After the divorce, a spouse who needs ongoing financial help can request final periodic support. Two conditions must be met: the requesting spouse was not at fault before the divorce petition was filed, and the requesting spouse has a genuine financial need that the other spouse can afford to help cover.10Louisiana State Legislature. Louisiana Code CC 112 – Determination of Final Periodic Support
The court weighs several factors when setting the amount and duration, including each spouse’s income and financial obligations, earning capacity, the effect of child custody on earning ability, the time needed for the requesting spouse to gain education or training, each spouse’s health and age, the length of the marriage, and tax consequences.
There is a hard cap: final support cannot exceed one-third of the paying spouse’s net income. The only exception is when the paying spouse committed domestic abuse against the other spouse or a child. In those cases, the court can award more than one-third, including as a lump sum.10Louisiana State Legislature. Louisiana Code CC 112 – Determination of Final Periodic Support
This is where filing for a fault-based divorce can carry real financial weight.
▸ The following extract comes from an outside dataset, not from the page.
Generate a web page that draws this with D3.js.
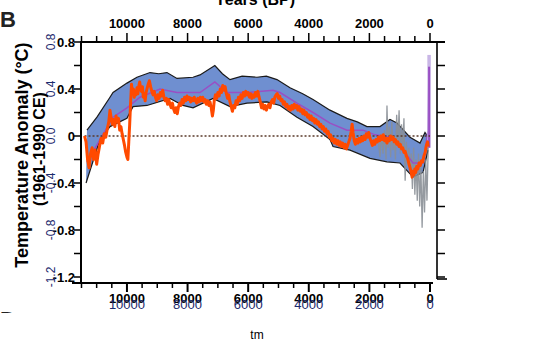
<!DOCTYPE html>
<html><head><meta charset="utf-8">
<script src="https://cdn.jsdelivr.net/npm/d3@7"></script>
<style>body{margin:0;background:#fff}svg{display:block}text{font-family:"Liberation Sans",Arial,sans-serif}</style>
</head><body><div id="c"></div>
<script>
// ---- data (years BP, temperature anomaly °C) ----
const upperYears = [11320,10990,10560,10460,10000,9670,9240,8950,8680,8350,7820,7590,7100,6850,6600,6200,5710,5400,5050,4620,4200,3860,3300,2740,2400,2080,1650,1320,1090,660,330,165,66];
const upperTemp  = [0.05,0.16,0.33,0.37,0.45,0.50,0.54,0.53,0.54,0.49,0.50,0.52,0.60,0.53,0.48,0.51,0.50,0.51,0.48,0.41,0.36,0.31,0.22,0.15,0.12,0.08,0.08,0.14,0.11,-0.01,-0.06,0.03,-0.01];
const lowerYears = [11350,10890,10560,10000,9800,9340,8580,8150,7820,7160,6600,6040,5380,4950,4390,3860,3300,3200,2640,1980,1420,990,560,230,66];
const lowerTemp  = [-0.40,-0.03,0.08,0.15,0.25,0.26,0.32,0.26,0.24,0.32,0.25,0.28,0.29,0.26,0.16,0.08,-0.03,-0.09,-0.12,-0.19,-0.22,-0.23,-0.35,-0.31,-0.12];
const meanYears = [11320,10890,10460,10000,9570,8910,8350,7820,7590,7100,6700,6040,5180,4950,4390,3860,3300,2740,2210,1815,1320,890,560,230,66,33];
const meanTemp  = [-0.22,-0.03,0.16,0.24,0.33,0.40,0.37,0.37,0.37,0.46,0.37,0.37,0.39,0.37,0.28,0.20,0.11,0.05,0.05,0.01,-0.01,-0.12,-0.23,-0.23,0.05,0.59];
const orangeYears = [11400,11350,11300,11250,11200,11150,11100,11050,11000,10950,10900,10850,10800,10750,10700,10650,10600,10560,10520,10480,10440,10400,10360,10320,10280,10240,10200,10160,10120,10080,10040,10000,9970,9940,9910,9880,9850,9820,9790,9760,9730,9700,9670,9640,9610,9580,9550,9520,9490,9460,9430,9400,9370,9340,9300,9260,9220,9180,9140,9100,9060,9020,8980,8940,8900,8860,8820,8780,8740,8700,8660,8620,8580,8540,8500,8460,8420,8380,8340,8300,8260,8220,8180,8140,8100,8060,8020,7980,7940,7900,7860,7820,7780,7740,7700,7660,7620,7580,7540,7500,7460,7420,7380,7340,7300,7260,7220,7180,7150,7120,7080,7040,7000,6960,6920,6880,6840,6800,6760,6720,6680,6640,6600,6560,6520,6480,6440,6400,6360,6320,6280,6240,6200,6160,6120,6080,6040,6000,5960,5920,5880,5840,5800,5760,5720,5680,5640,5600,5560,5520,5480,5440,5400,5360,5320,5280,5240,5200,5160,5120,5080,5040,5000,4960,4920,4880,4840,4800,4760,4720,4680,4640,4600,4560,4520,4480,4440,4400,4360,4320,4280,4240,4200,4160,4120,4080,4040,4000,3960,3920,3880,3840,3800,3760,3720,3680,3640,3600,3560,3520,3480,3440,3400,3360,3320,3280,3240,3200,3160,3120,3080,3040,3000,2960,2920,2880,2840,2800,2760,2720,2680,2640,2600,2570,2540,2500,2460,2420,2380,2340,2300,2260,2220,2180,2140,2100,2060,2020,1980,1940,1900,1860,1820,1780,1740,1700,1660,1620,1580,1540,1500,1460,1420,1380,1340,1300,1260,1220,1180,1140,1100,1060,1020,980,940,900,860,820,780,740,700,660,620,590,560,530,500,470,440,400,360,320,280,240,200,160,120,80,60];
const orangeTemp  = [0.00,-0.05,-0.20,-0.27,-0.15,-0.10,-0.20,-0.12,-0.24,-0.15,-0.08,-0.02,-0.06,0.02,-0.01,0.06,0.12,0.22,0.15,0.10,0.14,0.08,0.17,0.12,0.15,0.05,0.08,0.02,-0.03,-0.08,-0.14,-0.18,-0.20,-0.05,0.10,0.28,0.44,0.36,0.40,0.33,0.38,0.35,0.41,0.36,0.42,0.46,0.40,0.38,0.42,0.33,0.36,0.30,0.37,0.40,0.44,0.47,0.42,0.38,0.35,0.38,0.33,0.30,0.35,0.32,0.37,0.34,0.39,0.33,0.30,0.32,0.27,0.31,0.27,0.24,0.28,0.23,0.20,0.24,0.19,0.25,0.28,0.26,0.31,0.28,0.33,0.30,0.34,0.31,0.33,0.29,0.32,0.30,0.33,0.30,0.28,0.32,0.29,0.33,0.30,0.33,0.29,0.31,0.27,0.30,0.26,0.29,0.24,0.17,0.22,0.30,0.35,0.32,0.37,0.34,0.40,0.37,0.43,0.39,0.42,0.36,0.32,0.35,0.29,0.25,0.21,0.26,0.24,0.30,0.27,0.33,0.30,0.35,0.32,0.37,0.34,0.38,0.35,0.37,0.33,0.36,0.32,0.35,0.33,0.37,0.34,0.38,0.33,0.29,0.24,0.27,0.23,0.26,0.22,0.25,0.27,0.24,0.29,0.31,0.28,0.33,0.35,0.36,0.32,0.34,0.30,0.31,0.27,0.29,0.25,0.27,0.23,0.25,0.22,0.26,0.23,0.27,0.24,0.26,0.22,0.25,0.21,0.23,0.19,0.22,0.18,0.20,0.16,0.18,0.14,0.17,0.13,0.15,0.11,0.14,0.10,0.12,0.08,0.10,0.06,0.08,0.04,0.06,0.02,0.04,-0.01,0.01,-0.04,-0.02,-0.06,-0.03,-0.07,-0.04,-0.08,-0.05,-0.09,-0.06,-0.10,-0.07,-0.11,-0.08,-0.05,-0.02,0.04,0.10,0.03,-0.04,-0.07,-0.03,-0.06,-0.02,-0.05,-0.01,-0.04,0.00,-0.03,0.02,-0.01,0.03,-0.02,-0.05,-0.08,-0.04,-0.07,-0.03,-0.05,-0.01,-0.04,0.00,-0.03,0.01,-0.04,-0.02,-0.06,-0.02,-0.04,0.00,-0.03,-0.01,-0.05,-0.03,-0.07,-0.05,-0.09,-0.07,-0.11,-0.10,-0.14,-0.13,-0.17,-0.19,-0.23,-0.27,-0.31,-0.35,-0.30,-0.33,-0.28,-0.31,-0.26,-0.28,-0.23,-0.25,-0.21,-0.22,-0.17,-0.14,-0.08,-0.05,-0.09];
const greyYears = [1700,1650,1600,1550,1500,1450,1420,1380,1340,1300,1260,1220,1180,1140,1100,1060,1020,980,940,900,860,820,780,740,700,660,620,580,540,500,460,420,380,340,300,260,220,180,140,100,60,20];
const greyTemp  = [-0.05,-0.18,0.02,-0.15,0.05,-0.2,0.26,-0.1,0.08,-0.18,0.12,-0.12,0.0,-0.2,0.18,-0.05,0.22,-0.15,0.1,-0.1,0.15,-0.38,-0.05,-0.25,-0.1,-0.3,-0.15,-0.45,-0.1,-0.5,-0.2,-0.55,-0.15,-0.6,-0.25,-0.78,-0.3,-0.65,-0.2,-0.55,-0.1,0.0];
const spikeYears = [30, 30];
const spikeTemp  = [-0.1, 0.69];
const xTickLabels = [10000, 8000, 6000, 4000, 2000, 0];
const yTickLabels = ["0.8","0.4","0","-0.4","-0.8","-1.2"];
const yTickValues = [0.8, 0.4, 0, -0.4, -0.8, -1.2];
const yOverlayLabels = ["0.8","0.4","0.0","-0.4","-0.8","-1.2"];

const W = 544, H = 364;
const svg = d3.select("#c").append("svg").attr("width", W).attr("height", H);
const x = d3.scaleLinear().domain([11500, 0]).range([81.5, 430]);
const y = d3.scaleLinear().domain([-1.2, 0.8]).range([277, 42]);
const line = d3.line().x(d=>x(d[0])).y(d=>y(d[1]));

// band
const bandPts = upperYears.map((d,i)=>[d, upperTemp[i]]).concat(lowerYears.map((d,i)=>[d, lowerTemp[i]]).reverse());
svg.append("path").attr("d", line(bandPts) + "Z").attr("fill", "#6f8fd0").attr("stroke", "none");
svg.append("path").attr("d", line(upperYears.map((d,i)=>[d, upperTemp[i]]))).attr("fill","none").attr("stroke","#1a1a1a").attr("stroke-width",1.2);
svg.append("path").attr("d", line(lowerYears.map((d,i)=>[d, lowerTemp[i]]))).attr("fill","none").attr("stroke","#1a1a1a").attr("stroke-width",1.2);

// grey spiky records
svg.append("path").attr("d", line(greyYears.map((d,i)=>[d, greyTemp[i]]))).attr("fill","none").attr("stroke","#8a8f96").attr("stroke-width",1.3).attr("opacity",0.9);

// mean
svg.append("path").attr("d", line(meanYears.map((d,i)=>[d, meanTemp[i]]))).attr("fill","none").attr("stroke","#9a4fc4").attr("stroke-width",1.5);
svg.append("path").attr("d", line(spikeYears.map((d,i)=>[d, spikeTemp[i]]))).attr("fill","none").attr("stroke","#c9b6e6").attr("stroke-width",3.5);
svg.append("path").attr("d", line([[30,-0.1],[30,0.59]])).attr("fill","none").attr("stroke","#9a4fc4").attr("stroke-width",2);

// zero line
svg.append("line").attr("x1", x(11400)).attr("x2", x(0)).attr("y1", y(0)).attr("y2", y(0))
  .attr("stroke", "#5a3a2a").attr("stroke-width", 1.4).attr("stroke-dasharray", "2,2");

// orange
svg.append("path").attr("d", line(orangeYears.map((d,i)=>[d, orangeTemp[i]]))).attr("fill","none").attr("stroke","#ff4a00").attr("stroke-width",3).attr("stroke-linejoin","round");

// frame
const k = "#000";
svg.append("line").attr("x1",81).attr("x2",445).attr("y1",42).attr("y2",42).attr("stroke",k).attr("stroke-width",2);
svg.append("line").attr("x1",81).attr("x2",81).attr("y1",41).attr("y2",283).attr("stroke",k).attr("stroke-width",2);
svg.append("line").attr("x1",72).attr("x2",433).attr("y1",283).attr("y2",283).attr("stroke",k).attr("stroke-width",2);
svg.append("line").attr("x1",437).attr("x2",437).attr("y1",42).attr("y2",279).attr("stroke",k).attr("stroke-width",1.6);
svg.append("line").attr("x1",437).attr("x2",447).attr("y1",279).attr("y2",279).attr("stroke",k).attr("stroke-width",1.6);

// left & right y ticks
d3.range(-6, 5).map(i=>i*0.2).forEach(v=>{
  svg.append("line").attr("x1",74).attr("x2",81).attr("y1",y(v)).attr("y2",y(v)).attr("stroke",k).attr("stroke-width",1.5);
  svg.append("line").attr("x1",437).attr("x2",445).attr("y1",y(v)).attr("y2",y(v)).attr("stroke",k).attr("stroke-width",1.5);
});
yTickValues.forEach((v,i)=>{
  svg.append("text").attr("x",75).attr("y",y(v)+5).attr("text-anchor","end").attr("font-size",13).attr("font-weight","bold").text(yTickLabels[i]);
  svg.append("text").attr("transform",`translate(55,${y(v)}) rotate(-90)`).attr("text-anchor","middle").attr("font-size",12).attr("fill","#1c2a6e").text(yOverlayLabels[i]);
});

// top & bottom x ticks
d3.range(0, 24).map(i=>i*500).forEach(v=>{
  const major = v % 2000 === 0;
  svg.append("line").attr("x1",x(v)).attr("x2",x(v)).attr("y1",42).attr("y2",major?33:36).attr("stroke",k).attr("stroke-width",1.5);
  svg.append("line").attr("x1",x(v)).attr("x2",x(v)).attr("y1",283).attr("y2",major?292:288).attr("stroke",k).attr("stroke-width",major?2:1.5);
});
xTickLabels.forEach(v=>{
  svg.append("text").attr("x",x(v)).attr("y",28).attr("text-anchor","middle").attr("font-size",13).attr("font-weight","bold").text(v);
  svg.append("text").attr("x",x(v)).attr("y",303).attr("text-anchor","middle").attr("font-size",13).attr("font-weight","bold").text(v);
  svg.append("text").attr("x",x(v)).attr("y",309).attr("text-anchor","middle").attr("font-size",13).attr("fill","#1c2a6e").text(v);
});

// titles
svg.append("text").attr("x",255).attr("y",5).attr("text-anchor","middle").attr("font-size",16).attr("font-weight","bold").text("Years (BP)");
svg.append("text").attr("transform","translate(28,155) rotate(-90)").attr("text-anchor","middle").attr("font-size",18).attr("font-weight","bold").text("Temperature Anomaly (°C)");
svg.append("text").attr("transform","translate(45,149) rotate(-90)").attr("text-anchor","middle").attr("font-size",16).attr("font-weight","bold").text("(1961-1990 CE)");
svg.append("text").attr("x",0).attr("y",27).attr("font-size",22).attr("font-weight","bold").attr("fill","#222").text("B");
svg.append("clipPath").attr("id","dc").append("rect").attr("x",0).attr("y",300).attr("width",30).attr("height",13);
svg.append("text").attr("x",0).attr("y",327).attr("font-size",22).attr("font-weight","bold").attr("fill","#222").attr("clip-path","url(#dc)").text("D");
svg.append("text").attr("x",257).attr("y",339).attr("text-anchor","middle").attr("font-size",12).text("tm");
</script></body></html>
A spouse proven to have committed adultery or abuse not only faces a faster divorce but may also be barred from receiving any spousal support, and in abuse cases, may owe support above the usual cap.
Child support in Louisiana follows a formula based on both parents’ combined adjusted gross income and the number of children. Fault in the divorce has no effect on child support calculations. The court plugs the parents’ incomes into the Louisiana Child Support Guidelines schedule to determine the basic obligation, then allocates each parent’s share proportionally based on their income.11LouisianaLawHelp.org. Understanding Louisiana Child Support Guidelines
For any divorce or separation agreement executed after December 31, 2018, spousal support payments are not deductible by the paying spouse and are not taxable income for the receiving spouse. This applies to all Louisiana divorces finalized in 2019 or later. If you’re modifying an older agreement that allowed the deduction, the deduction survives unless the modification explicitly states otherwise.12Internal Revenue Service. Topic No. 452, Alimony and Separate Maintenance
Child support is never deductible and never counts as income for the receiving parent. When a payment covers both spousal and child support but the payer falls short of the full amount, the IRS applies the payment to child support first. Only whatever is left over counts as spousal support.